Report: Google to Pay up to $200 Million for Child Privacy Violations

Google chief executive Sundar Pichai has made a priority of investing in artificial intelligence, and has spoken publicly about infusing the company's array of offerings with software smarts
GETTY/AFP/File JUSTIN SULLIVAN

Google will reportedly pay between $150 and $200 million to resolve a Federal Trade Commission (FTC) investigation into YouTube regarding its potential violation of a children’s privacy law, according to a report.

Politico report detailed that the agency voted 3-2 along party lines to settle with Google. The settlement will then go to the Department of Justice (DOJ) as part of its review process.

The FTC’s settlement with Google serves as the latest move against big tech.
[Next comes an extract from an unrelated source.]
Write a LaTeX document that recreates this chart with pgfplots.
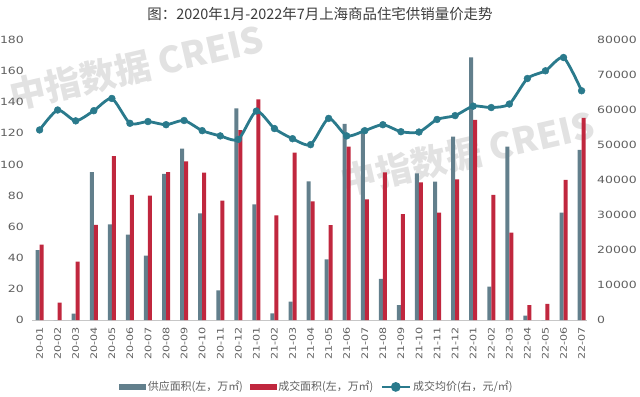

The agency fined Facebook $5 billion to resolve its probe over its Cambridge Analytica scandal, which violated millions of Americans’ privacy.

Privacy groups have complained to the consumer protection agency that YouTube violated the Children’s Online Privacy Protection Act (COPPA) by collecting personal information about children and using it to target them with ads without receiving their parents’ consent.

Google’s settlement with the FTC serves as the largest fine for COPPA violations. The agency previously fined Chinese social media company Musical.ly, now TikTok, $5.7 million in February.

Jeff Chester, the executive director of the Center for Digital Democracy, said that the agency should fine Google much more for its COPPA violations.

“I think the message here is that when the commission did have a privacy law to enforce, it refused to do so. The punishment should’ve been at least half a billion dollars,” Chester said. “It’s scandalous. It sends the signal that you in fact can break a privacy law and get away largely scot-free.”

Marc Rotenberg, president of the Electronic Privacy Information Center (EPIC), said that perhaps even more important than the fine is the terms the FTC might impose on Google regarding its collection of children’s information.

Rotenberg said, “The critical challenge for the FTC is whether it has the ability to restrain business practices that violate privacy. Imposing large fines does not address that problem.”